DATASET SECTION:
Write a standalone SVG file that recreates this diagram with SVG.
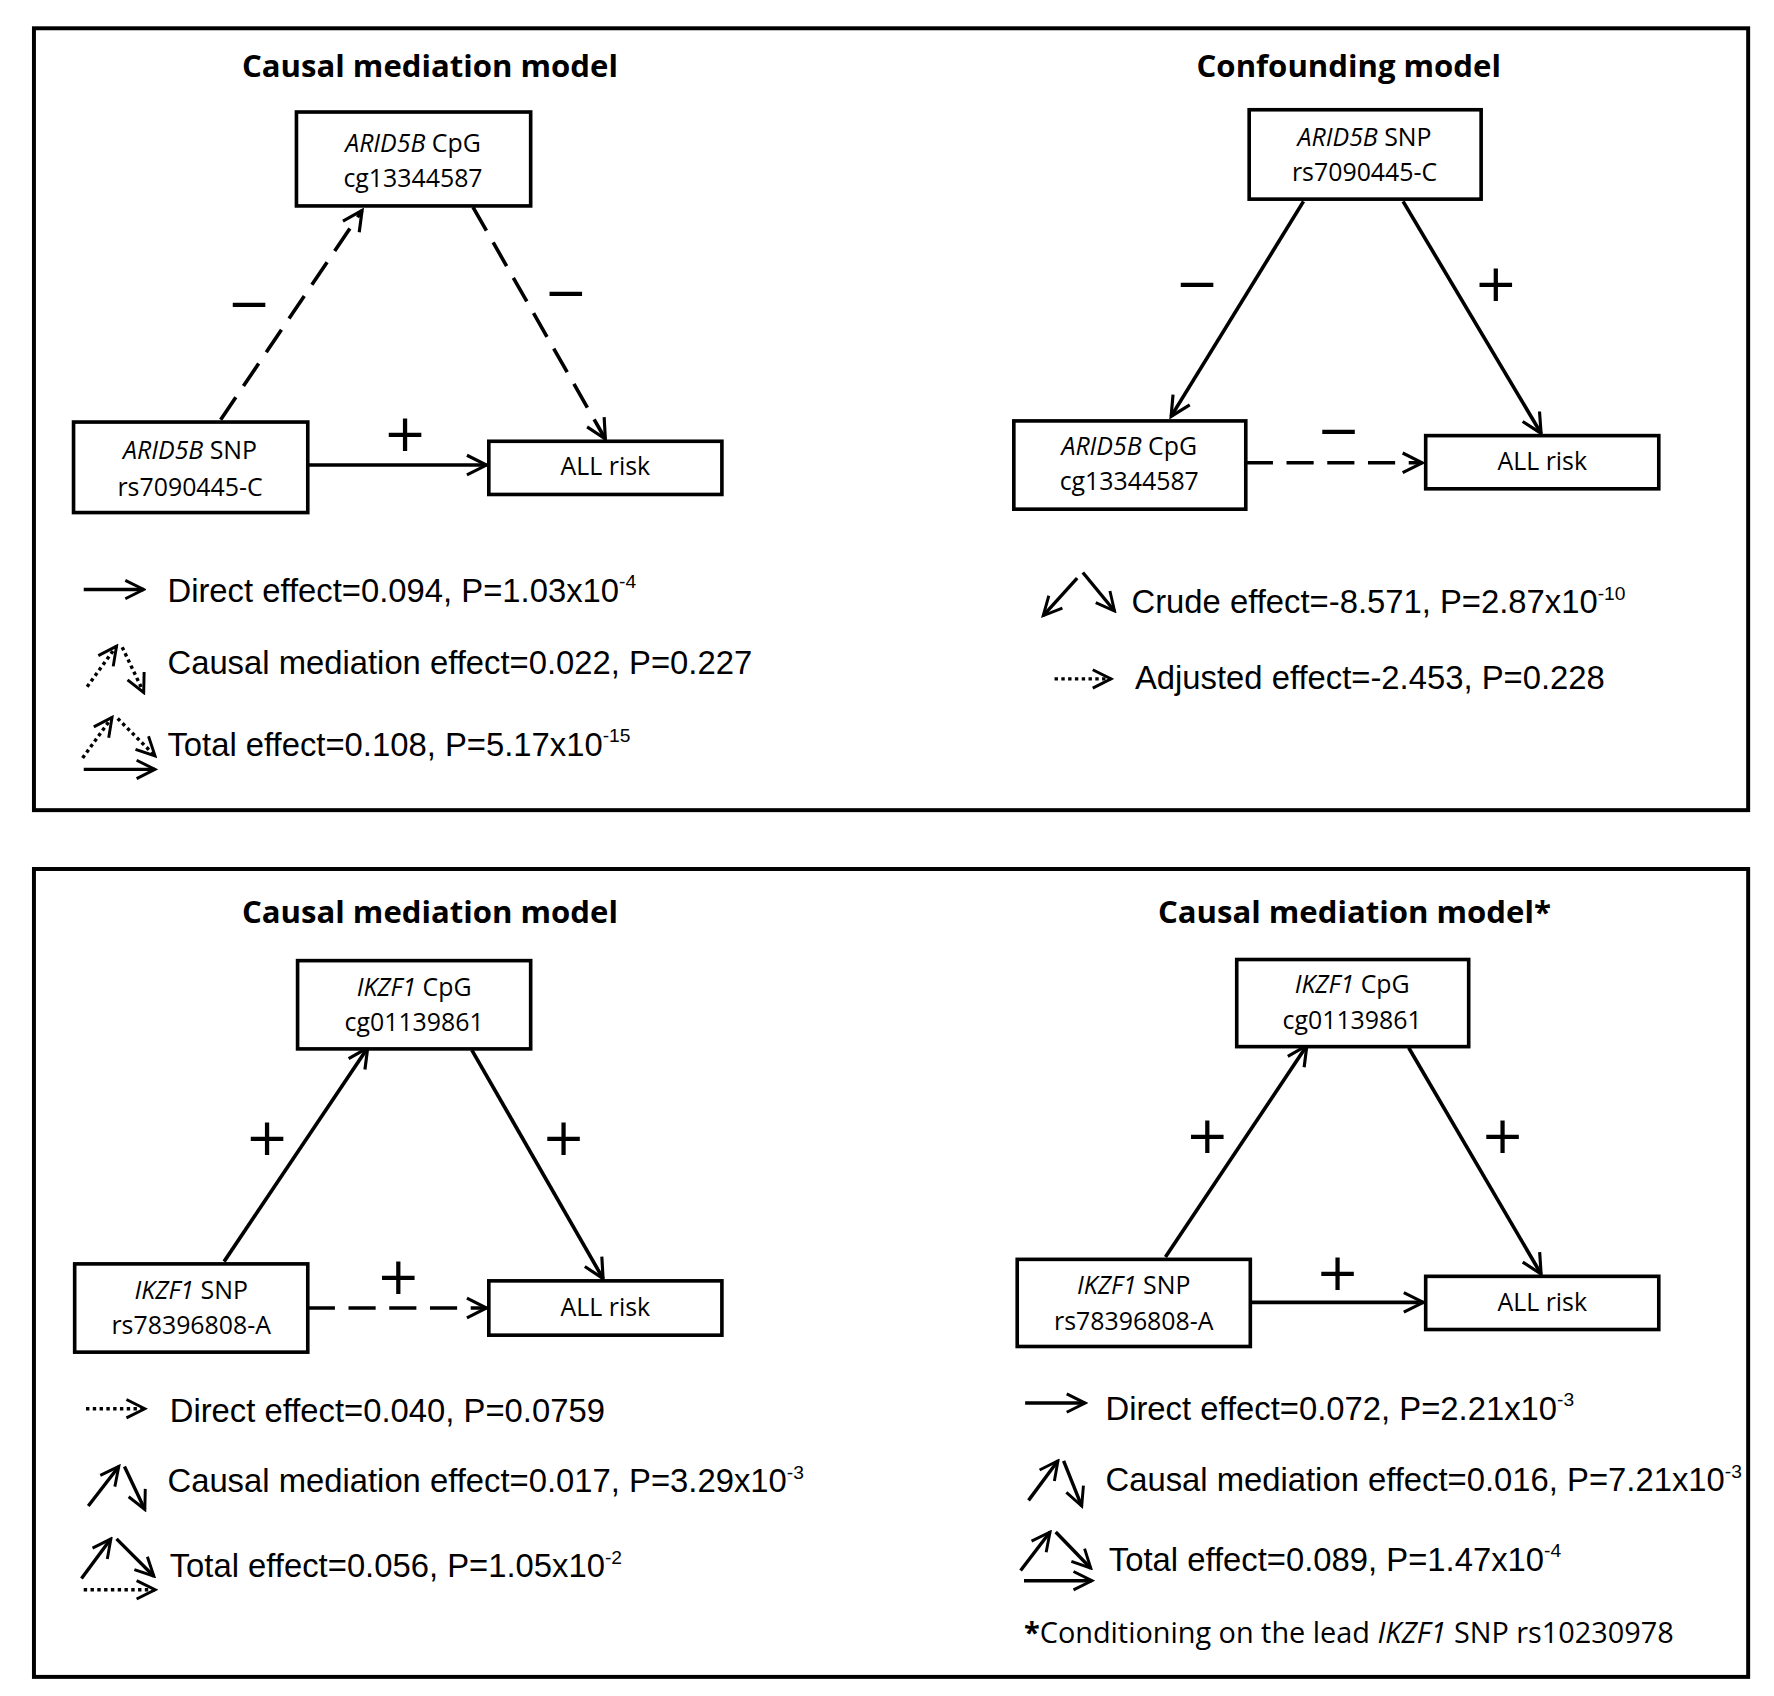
<svg xmlns="http://www.w3.org/2000/svg" width="1774" height="1696" viewBox="0 0 1774 1696">
<style>
.p{fill:none;stroke:#000;stroke-width:3.5}
.b{fill:#fff;stroke:#000;stroke-width:3.2}
.t{font-family:"Open Sans","Liberation Sans",sans-serif;font-weight:bold;font-size:27.5px;text-anchor:middle}
.n{font-family:"Open Sans","Liberation Sans",sans-serif;font-size:22px;text-anchor:middle}
.l{font-family:"Liberation Sans",Arial,sans-serif;font-size:29px}
.s{font-family:"DejaVu Sans",sans-serif;font-size:46px;text-anchor:middle}
.c{fill:none;stroke:#000;stroke-width:3.2;marker-end:url(#a)}
.d{stroke-dasharray:24 12}
.o{stroke-dasharray:3 3;stroke-width:3}
.k{fill:none;stroke:#000;stroke-width:3;marker-end:url(#a)}
</style>
<defs>
<marker id="a" viewBox="0 0 12 12" refX="11" refY="6" markerWidth="7" markerHeight="6.5" markerUnits="strokeWidth" orient="auto"><path d="M1,1 L11,6 L1,11" fill="none" stroke="#000" stroke-width="1.6"/></marker>
</defs>
<rect width="1774" height="1696" fill="#fff"/>
<g transform="scale(1.1315)">
<rect class="p" x="30" y="25" width="1515" height="691"/>
<rect class="p" x="30" y="768" width="1515" height="714"/>
<g id="titles">
<text class="t" x="380" y="68">Causal mediation model</text>
<text class="t" x="1192" y="68">Confounding model</text>
<text class="t" x="380" y="816">Causal mediation model</text>
<text class="t" x="1197" y="816">Causal mediation model*</text>
</g>
<g id="connectors">
<path class="c d" d="M195,371 L320,186"/>
<path class="c d" d="M418,183 L535,388"/>
<path class="c" d="M272,411 L430,411"/>
<path class="c" d="M1152,178 L1035,368"/>
<path class="c" d="M1240,178 L1362,383"/>
<path class="c d" d="M1101,409 L1257,409"/>
<path class="c" d="M198,1115 L325,926"/>
<path class="c" d="M417,928 L533,1130"/>
<path class="c d" d="M272,1156 L430,1156"/>
<path class="c" d="M1030,1111 L1155,924"/>
<path class="c" d="M1245,926 L1362,1126"/>
<path class="c" d="M1105,1151 L1258,1151"/>
</g>
<g id="signs">
<text class="s" x="220" y="284">−</text><text class="s" x="500" y="274">−</text><text class="s" x="358" y="399">+</text>
<text class="s" x="1058" y="266">−</text><text class="s" x="1322" y="266">+</text><text class="s" x="1183" y="396">−</text>
<text class="s" x="236" y="1021">+</text><text class="s" x="498" y="1021">+</text><text class="s" x="352" y="1144">+</text>
<text class="s" x="1067" y="1019">+</text><text class="s" x="1328" y="1019">+</text><text class="s" x="1182" y="1140">+</text>
</g>
<g id="n1"><rect class="b" x="262" y="99" width="207" height="83"/><text class="n" x="365" y="134"><tspan font-style="italic">ARID5B</tspan> CpG</text><text class="n" x="365" y="165">cg13344587</text></g>
<g id="n2"><rect class="b" x="65" y="373" width="207" height="80"/><text class="n" x="168" y="406"><tspan font-style="italic">ARID5B</tspan> SNP</text><text class="n" x="168" y="438">rs7090445-C</text></g>
<g id="n3"><rect class="b" x="432" y="390" width="206" height="47"/><text class="n" x="535" y="420">ALL risk</text></g>
<g id="n4"><rect class="b" x="1104" y="97" width="205" height="79"/><text class="n" x="1206" y="129"><tspan font-style="italic">ARID5B</tspan> SNP</text><text class="n" x="1206" y="160">rs7090445-C</text></g>
<g id="n5"><rect class="b" x="896" y="372" width="205" height="78"/><text class="n" x="998" y="402"><tspan font-style="italic">ARID5B</tspan> CpG</text><text class="n" x="998" y="433">cg13344587</text></g>
<g id="n6"><rect class="b" x="1260" y="385" width="206" height="47"/><text class="n" x="1363" y="415">ALL risk</text></g>
<g id="n7"><rect class="b" x="263" y="849" width="206" height="78"/><text class="n" x="366" y="880"><tspan font-style="italic">IKZF1</tspan> CpG</text><text class="n" x="366" y="911">cg01139861</text></g>
<g id="n8"><rect class="b" x="66" y="1117" width="206" height="78"/><text class="n" x="169" y="1148"><tspan font-style="italic">IKZF1</tspan> SNP</text><text class="n" x="169" y="1179">rs78396808-A</text></g>
<g id="n9"><rect class="b" x="432" y="1132" width="206" height="48"/><text class="n" x="535" y="1163">ALL risk</text></g>
<g id="n10"><rect class="b" x="1093" y="848" width="205" height="77"/><text class="n" x="1195" y="878"><tspan font-style="italic">IKZF1</tspan> CpG</text><text class="n" x="1195" y="909">cg01139861</text></g>
<g id="n11"><rect class="b" x="899" y="1113" width="206" height="77"/><text class="n" x="1002" y="1144"><tspan font-style="italic">IKZF1</tspan> SNP</text><text class="n" x="1002" y="1175">rs78396808-A</text></g>
<g id="n12"><rect class="b" x="1260" y="1128" width="206" height="47"/><text class="n" x="1363" y="1159">ALL risk</text></g>
<g id="legends">
<path class="k" d="M74,521 L127,521"/>
<text class="l" x="148" y="532">Direct effect=0.094, P=1.03x10<tspan font-size="17" dy="-12">-4</tspan></text>
<path class="k o" d="M77,607 L103,571"/><path class="k o" d="M108,572 L127,612"/>
<text class="l" x="148" y="596">Causal mediation effect=0.022, P=0.227</text>
<path class="k o" d="M73,670 L99,634"/><path class="k o" d="M104,635 L137,668"/><path class="k" d="M74,680 L137,680"/>
<text class="l" x="148" y="668">Total effect=0.108, P=5.17x10<tspan font-size="17" dy="-12">-15</tspan></text>
<path class="k" d="M952,511 L922,544"/><path class="k" d="M957,506 L985,540"/>
<text class="l" x="1000" y="542">Crude effect=-8.571, P=2.87x10<tspan font-size="17" dy="-12">-10</tspan></text>
<path class="k o" d="M932,600 L982,600"/>
<text class="l" x="1003" y="609">Adjusted effect=-2.453, P=0.228</text>
<path class="k o" d="M76,1245 L128,1245"/>
<text class="l" x="150" y="1257">Direct effect=0.040, P=0.0759</text>
<path class="k" d="M78,1331 L105,1296"/><path class="k" d="M110,1296 L128,1334"/>
<text class="l" x="148" y="1319">Causal mediation effect=0.017, P=3.29x10<tspan font-size="17" dy="-12">-3</tspan></text>
<path class="k" d="M72,1395 L98,1360"/><path class="k" d="M103,1360 L136,1393"/><path class="k o" d="M74,1405 L137,1405"/>
<text class="l" x="150" y="1394">Total effect=0.056, P=1.05x10<tspan font-size="17" dy="-12">-2</tspan></text>
<path class="k" d="M906,1240 L959,1240"/>
<text class="l" x="977" y="1255">Direct effect=0.072, P=2.21x10<tspan font-size="17" dy="-12">-3</tspan></text>
<path class="k" d="M909,1326 L935,1291"/><path class="k" d="M940,1291 L956,1331"/>
<text class="l" x="977" y="1318">Causal mediation effect=0.016, P=7.21x10<tspan font-size="17" dy="-12">-3</tspan></text>
<path class="k" d="M902,1388 L928,1354"/><path class="k" d="M933,1354 L964,1386"/><path class="k" d="M905,1397 L965,1397"/>
<text class="l" x="980" y="1388">Total effect=0.089, P=1.47x10<tspan font-size="17" dy="-12">-4</tspan></text>
<text x="905" y="1452" font-family="Open Sans, Liberation Sans, sans-serif" font-size="25.5"><tspan font-weight="bold">*</tspan>Conditioning on the lead <tspan font-style="italic">IKZF1</tspan> SNP rs10230978</text>
</g>
</g>
</svg>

WHAT NEEDS TO BE DONE: The data above needs to be retyped exactly, with the images left out.

SOLUTION BELOW:
Write a standalone SVG file that recreates this diagram with SVG.
<svg xmlns="http://www.w3.org/2000/svg" width="1774" height="1696" viewBox="0 0 1774 1696">
<style>
.p{fill:none;stroke:#000;stroke-width:3.5}
.b{fill:#fff;stroke:#000;stroke-width:3.2}
.t{font-family:"Open Sans","Liberation Sans",sans-serif;font-weight:bold;font-size:27.5px;text-anchor:middle}
.n{font-family:"Open Sans","Liberation Sans",sans-serif;font-size:22px;text-anchor:middle}
.l{font-family:"Liberation Sans",Arial,sans-serif;font-size:29px}
.s{font-family:"DejaVu Sans",sans-serif;font-size:46px;text-anchor:middle}
.c{fill:none;stroke:#000;stroke-width:3.2;marker-end:url(#a)}
.d{stroke-dasharray:24 12}
.o{stroke-dasharray:3 3;stroke-width:3}
.k{fill:none;stroke:#000;stroke-width:3;marker-end:url(#a)}
</style>
<defs>
<marker id="a" viewBox="0 0 12 12" refX="11" refY="6" markerWidth="7" markerHeight="6.5" markerUnits="strokeWidth" orient="auto"><path d="M1,1 L11,6 L1,11" fill="none" stroke="#000" stroke-width="1.6"/></marker>
</defs>
<rect width="1774" height="1696" fill="#fff"/>
<g transform="scale(1.1315)">
<rect class="p" x="30" y="25" width="1515" height="691"/>
<rect class="p" x="30" y="768" width="1515" height="714"/>
<g id="titles">
<text class="t" x="380" y="68">Causal mediation model</text>
<text class="t" x="1192" y="68">Confounding model</text>
<text class="t" x="380" y="816">Causal mediation model</text>
<text class="t" x="1197" y="816">Causal mediation model*</text>
</g>
<g id="connectors">
<path class="c d" d="M195,371 L320,186"/>
<path class="c d" d="M418,183 L535,388"/>
<path class="c" d="M272,411 L430,411"/>
<path class="c" d="M1152,178 L1035,368"/>
<path class="c" d="M1240,178 L1362,383"/>
<path class="c d" d="M1101,409 L1257,409"/>
<path class="c" d="M198,1115 L325,926"/>
<path class="c" d="M417,928 L533,1130"/>
<path class="c d" d="M272,1156 L430,1156"/>
<path class="c" d="M1030,1111 L1155,924"/>
<path class="c" d="M1245,926 L1362,1126"/>
<path class="c" d="M1105,1151 L1258,1151"/>
</g>
<g id="signs">
<text class="s" x="220" y="284">−</text><text class="s" x="500" y="274">−</text><text class="s" x="358" y="399">+</text>
<text class="s" x="1058" y="266">−</text><text class="s" x="1322" y="266">+</text><text class="s" x="1183" y="396">−</text>
<text class="s" x="236" y="1021">+</text><text class="s" x="498" y="1021">+</text><text class="s" x="352" y="1144">+</text>
<text class="s" x="1067" y="1019">+</text><text class="s" x="1328" y="1019">+</text><text class="s" x="1182" y="1140">+</text>
</g>
<g id="n1"><rect class="b" x="262" y="99" width="207" height="83"/><text class="n" x="365" y="134"><tspan font-style="italic">ARID5B</tspan> CpG</text><text class="n" x="365" y="165">cg13344587</text></g>
<g id="n2"><rect class="b" x="65" y="373" width="207" height="80"/><text class="n" x="168" y="406"><tspan font-style="italic">ARID5B</tspan> SNP</text><text class="n" x="168" y="438">rs7090445-C</text></g>
<g id="n3"><rect class="b" x="432" y="390" width="206" height="47"/><text class="n" x="535" y="420">ALL risk</text></g>
<g id="n4"><rect class="b" x="1104" y="97" width="205" height="79"/><text class="n" x="1206" y="129"><tspan font-style="italic">ARID5B</tspan> SNP</text><text class="n" x="1206" y="160">rs7090445-C</text></g>
<g id="n5"><rect class="b" x="896" y="372" width="205" height="78"/><text class="n" x="998" y="402"><tspan font-style="italic">ARID5B</tspan> CpG</text><text class="n" x="998" y="433">cg13344587</text></g>
<g id="n6"><rect class="b" x="1260" y="385" width="206" height="47"/><text class="n" x="1363" y="415">ALL risk</text></g>
<g id="n7"><rect class="b" x="263" y="849" width="206" height="78"/><text class="n" x="366" y="880"><tspan font-style="italic">IKZF1</tspan> CpG</text><text class="n" x="366" y="911">cg01139861</text></g>
<g id="n8"><rect class="b" x="66" y="1117" width="206" height="78"/><text class="n" x="169" y="1148"><tspan font-style="italic">IKZF1</tspan> SNP</text><text class="n" x="169" y="1179">rs78396808-A</text></g>
<g id="n9"><rect class="b" x="432" y="1132" width="206" height="48"/><text class="n" x="535" y="1163">ALL risk</text></g>
<g id="n10"><rect class="b" x="1093" y="848" width="205" height="77"/><text class="n" x="1195" y="878"><tspan font-style="italic">IKZF1</tspan> CpG</text><text class="n" x="1195" y="909">cg01139861</text></g>
<g id="n11"><rect class="b" x="899" y="1113" width="206" height="77"/><text class="n" x="1002" y="1144"><tspan font-style="italic">IKZF1</tspan> SNP</text><text class="n" x="1002" y="1175">rs78396808-A</text></g>
<g id="n12"><rect class="b" x="1260" y="1128" width="206" height="47"/><text class="n" x="1363" y="1159">ALL risk</text></g>
<g id="legends">
<path class="k" d="M74,521 L127,521"/>
<text class="l" x="148" y="532">Direct effect=0.094, P=1.03x10<tspan font-size="17" dy="-12">-4</tspan></text>
<path class="k o" d="M77,607 L103,571"/><path class="k o" d="M108,572 L127,612"/>
<text class="l" x="148" y="596">Causal mediation effect=0.022, P=0.227</text>
<path class="k o" d="M73,670 L99,634"/><path class="k o" d="M104,635 L137,668"/><path class="k" d="M74,680 L137,680"/>
<text class="l" x="148" y="668">Total effect=0.108, P=5.17x10<tspan font-size="17" dy="-12">-15</tspan></text>
<path class="k" d="M952,511 L922,544"/><path class="k" d="M957,506 L985,540"/>
<text class="l" x="1000" y="542">Crude effect=-8.571, P=2.87x10<tspan font-size="17" dy="-12">-10</tspan></text>
<path class="k o" d="M932,600 L982,600"/>
<text class="l" x="1003" y="609">Adjusted effect=-2.453, P=0.228</text>
<path class="k o" d="M76,1245 L128,1245"/>
<text class="l" x="150" y="1257">Direct effect=0.040, P=0.0759</text>
<path class="k" d="M78,1331 L105,1296"/><path class="k" d="M110,1296 L128,1334"/>
<text class="l" x="148" y="1319">Causal mediation effect=0.017, P=3.29x10<tspan font-size="17" dy="-12">-3</tspan></text>
<path class="k" d="M72,1395 L98,1360"/><path class="k" d="M103,1360 L136,1393"/><path class="k o" d="M74,1405 L137,1405"/>
<text class="l" x="150" y="1394">Total effect=0.056, P=1.05x10<tspan font-size="17" dy="-12">-2</tspan></text>
<path class="k" d="M906,1240 L959,1240"/>
<text class="l" x="977" y="1255">Direct effect=0.072, P=2.21x10<tspan font-size="17" dy="-12">-3</tspan></text>
<path class="k" d="M909,1326 L935,1291"/><path class="k" d="M940,1291 L956,1331"/>
<text class="l" x="977" y="1318">Causal mediation effect=0.016, P=7.21x10<tspan font-size="17" dy="-12">-3</tspan></text>
<path class="k" d="M902,1388 L928,1354"/><path class="k" d="M933,1354 L964,1386"/><path class="k" d="M905,1397 L965,1397"/>
<text class="l" x="980" y="1388">Total effect=0.089, P=1.47x10<tspan font-size="17" dy="-12">-4</tspan></text>
<text x="905" y="1452" font-family="Open Sans, Liberation Sans, sans-serif" font-size="25.5"><tspan font-weight="bold">*</tspan>Conditioning on the lead <tspan font-style="italic">IKZF1</tspan> SNP rs10230978</text>
</g>
</g>
</svg>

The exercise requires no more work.